**GIVEN REQUEST:** Repeat, exactly and in full, the lines of the listing below, but without any pictures.
** START OF DATA SEGMENT **
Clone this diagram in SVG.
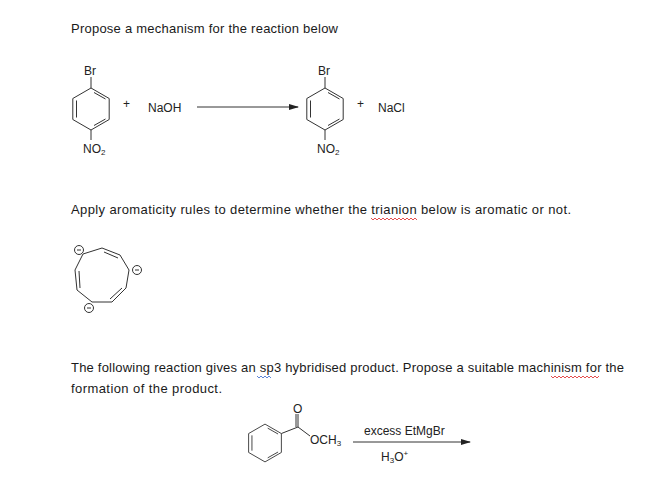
<svg xmlns="http://www.w3.org/2000/svg" width="665" height="490" viewBox="0 0 665 490">
<style>
.p{font-family:"Liberation Sans",Arial,sans-serif;font-size:13px;fill:#1a1a1a}
.c{font-family:"Liberation Sans",Arial,sans-serif;font-size:12px;fill:#222}
.s{font-size:8px}
.b{stroke:#333;stroke-width:1;fill:none}
.w{fill:none;stroke-width:0.8}
</style>
<defs>
<marker id="ah" markerWidth="10" markerHeight="6" refX="9" refY="3" orient="auto" markerUnits="userSpaceOnUse"><path d="M0,0L10,3L0,6z" fill="#222"/></marker>
<g id="bz">
<path class="b" d="M0,-21L18.2,-10.5L18.2,10.5L0,21L-18.2,10.5L-18.2,-10.5Z"/>
<path class="b" d="M3,-16.5L14.5,-10M14.5,10L3,16.5M-14.5,8.5L-14.5,-8.5"/>
</g>
</defs>
<rect width="665" height="490" fill="#fff"/>
<text class="p" x="71" y="33" textLength="267">Propose a mechanism for the reaction below</text>
<g id="reactant1">
<use href="#bz" x="91" y="109"/>
<path class="b" d="M91,88V77M91,130V140"/>
<text class="c" x="84" y="75">Br</text>
<text class="c" x="83" y="153">NO<tspan class="s" dy="2">2</tspan></text>
</g>
<g id="plus1"><text class="c" x="123" y="108">+</text></g>
<g id="naoh"><text class="c" x="148" y="112">NaOH</text></g>
<g id="product1">
<use href="#bz" x="325" y="109"/>
<path class="b" d="M325,88V77M325,130V140"/>
<text class="c" x="318" y="75">Br</text>
<text class="c" x="317" y="153">NO<tspan class="s" dy="2">2</tspan></text>
</g>
<g id="plus2"><text class="c" x="357" y="108">+</text></g>
<g id="nacl"><text class="c" x="378" y="112">NaCl</text></g>
<text class="p" x="71" y="214" textLength="500">Apply aromaticity rules to determine whether the trianion below is aromatic or not.</text>
<path class="w" stroke="#d22" d="M371,218l2,2l2,-2l2,2l2,-2l2,2l2,-2l2,2l2,-2l2,2l2,-2l2,2l2,-2l2,2l2,-2l2,2l2,-2l2,2l2,-2l2,2l2,-2l2,2l2,-2l2,2"/>
<g id="trianion">
<path class="b" d="M83,254L102,248L120,255L129,270L126,288L112,302L92,302L77,290L75,270Z"/>
<path class="b" d="M104,252L118,258M79,271L80,288M122,288L110,299"/>
<circle cx="79" cy="250" r="4.5" class="b"/><path class="b" d="M77,250h4"/>
<circle cx="137" cy="270" r="4.5" class="b"/><path class="b" d="M135,270h4"/>
<circle cx="89" cy="308" r="4.5" class="b"/><path class="b" d="M87,308h4"/>
</g>
<text class="p" x="71" y="372" textLength="553">The following reaction gives an sp3 hybridised product. Propose a suitable machinism for the</text>
<text class="p" x="71" y="393" textLength="151">formation of the product.</text>
<path class="w" stroke="#36c" d="M257,376l2,2l2,-2l2,2l2,-2l2,2l2,-2l2,2"/>
<path class="w" stroke="#d22" d="M551,376l2,2l2,-2l2,2l2,-2l2,2l2,-2l2,2l2,-2l2,2l2,-2l2,2l2,-2l2,2l2,-2l2,2l2,-2l2,2l2,-2l2,2l2,-2l2,2l2,-2l2,2l2,-2"/>
<g id="ester">
<use href="#bz" x="265" y="443" transform="translate(265,443) scale(0.9) translate(-265,-443)"/>
<path class="b" d="M281.4,433.5L298,427L310,436M298,427V414M296,427V414"/>
<text class="c" x="293" y="413">O</text>
<text class="c" x="310" y="444">OCH<tspan class="s" dy="2">3</tspan></text>
</g>
<g id="connectors">
<path class="b" d="M197,107H298" marker-end="url(#ah)"/>
<path class="b" d="M353,442H470" marker-end="url(#ah)"/>
</g>
<g id="reagents">
<text class="c" x="364" y="435">excess EtMgBr</text>
<text class="c" x="381" y="461">H<tspan class="s" dy="2">3</tspan><tspan dy="-2">O</tspan><tspan class="s" dy="-5">+</tspan></text>
</g>
</svg>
** END OF DATA SEGMENT **
**EXERCISE ANSWER:**
Clone this diagram in SVG.
<svg xmlns="http://www.w3.org/2000/svg" width="665" height="490" viewBox="0 0 665 490">
<style>
.p{font-family:"Liberation Sans",Arial,sans-serif;font-size:13px;fill:#1a1a1a}
.c{font-family:"Liberation Sans",Arial,sans-serif;font-size:12px;fill:#222}
.s{font-size:8px}
.b{stroke:#333;stroke-width:1;fill:none}
.w{fill:none;stroke-width:0.8}
</style>
<defs>
<marker id="ah" markerWidth="10" markerHeight="6" refX="9" refY="3" orient="auto" markerUnits="userSpaceOnUse"><path d="M0,0L10,3L0,6z" fill="#222"/></marker>
<g id="bz">
<path class="b" d="M0,-21L18.2,-10.5L18.2,10.5L0,21L-18.2,10.5L-18.2,-10.5Z"/>
<path class="b" d="M3,-16.5L14.5,-10M14.5,10L3,16.5M-14.5,8.5L-14.5,-8.5"/>
</g>
</defs>
<rect width="665" height="490" fill="#fff"/>
<text class="p" x="71" y="33" textLength="267">Propose a mechanism for the reaction below</text>
<g id="reactant1">
<use href="#bz" x="91" y="109"/>
<path class="b" d="M91,88V77M91,130V140"/>
<text class="c" x="84" y="75">Br</text>
<text class="c" x="83" y="153">NO<tspan class="s" dy="2">2</tspan></text>
</g>
<g id="plus1"><text class="c" x="123" y="108">+</text></g>
<g id="naoh"><text class="c" x="148" y="112">NaOH</text></g>
<g id="product1">
<use href="#bz" x="325" y="109"/>
<path class="b" d="M325,88V77M325,130V140"/>
<text class="c" x="318" y="75">Br</text>
<text class="c" x="317" y="153">NO<tspan class="s" dy="2">2</tspan></text>
</g>
<g id="plus2"><text class="c" x="357" y="108">+</text></g>
<g id="nacl"><text class="c" x="378" y="112">NaCl</text></g>
<text class="p" x="71" y="214" textLength="500">Apply aromaticity rules to determine whether the trianion below is aromatic or not.</text>
<path class="w" stroke="#d22" d="M371,218l2,2l2,-2l2,2l2,-2l2,2l2,-2l2,2l2,-2l2,2l2,-2l2,2l2,-2l2,2l2,-2l2,2l2,-2l2,2l2,-2l2,2l2,-2l2,2l2,-2l2,2"/>
<g id="trianion">
<path class="b" d="M83,254L102,248L120,255L129,270L126,288L112,302L92,302L77,290L75,270Z"/>
<path class="b" d="M104,252L118,258M79,271L80,288M122,288L110,299"/>
<circle cx="79" cy="250" r="4.5" class="b"/><path class="b" d="M77,250h4"/>
<circle cx="137" cy="270" r="4.5" class="b"/><path class="b" d="M135,270h4"/>
<circle cx="89" cy="308" r="4.5" class="b"/><path class="b" d="M87,308h4"/>
</g>
<text class="p" x="71" y="372" textLength="553">The following reaction gives an sp3 hybridised product. Propose a suitable machinism for the</text>
<text class="p" x="71" y="393" textLength="151">formation of the product.</text>
<path class="w" stroke="#36c" d="M257,376l2,2l2,-2l2,2l2,-2l2,2l2,-2l2,2"/>
<path class="w" stroke="#d22" d="M551,376l2,2l2,-2l2,2l2,-2l2,2l2,-2l2,2l2,-2l2,2l2,-2l2,2l2,-2l2,2l2,-2l2,2l2,-2l2,2l2,-2l2,2l2,-2l2,2l2,-2l2,2l2,-2"/>
<g id="ester">
<use href="#bz" x="265" y="443" transform="translate(265,443) scale(0.9) translate(-265,-443)"/>
<path class="b" d="M281.4,433.5L298,427L310,436M298,427V414M296,427V414"/>
<text class="c" x="293" y="413">O</text>
<text class="c" x="310" y="444">OCH<tspan class="s" dy="2">3</tspan></text>
</g>
<g id="connectors">
<path class="b" d="M197,107H298" marker-end="url(#ah)"/>
<path class="b" d="M353,442H470" marker-end="url(#ah)"/>
</g>
<g id="reagents">
<text class="c" x="364" y="435">excess EtMgBr</text>
<text class="c" x="381" y="461">H<tspan class="s" dy="2">3</tspan><tspan dy="-2">O</tspan><tspan class="s" dy="-5">+</tspan></text>
</g>
</svg>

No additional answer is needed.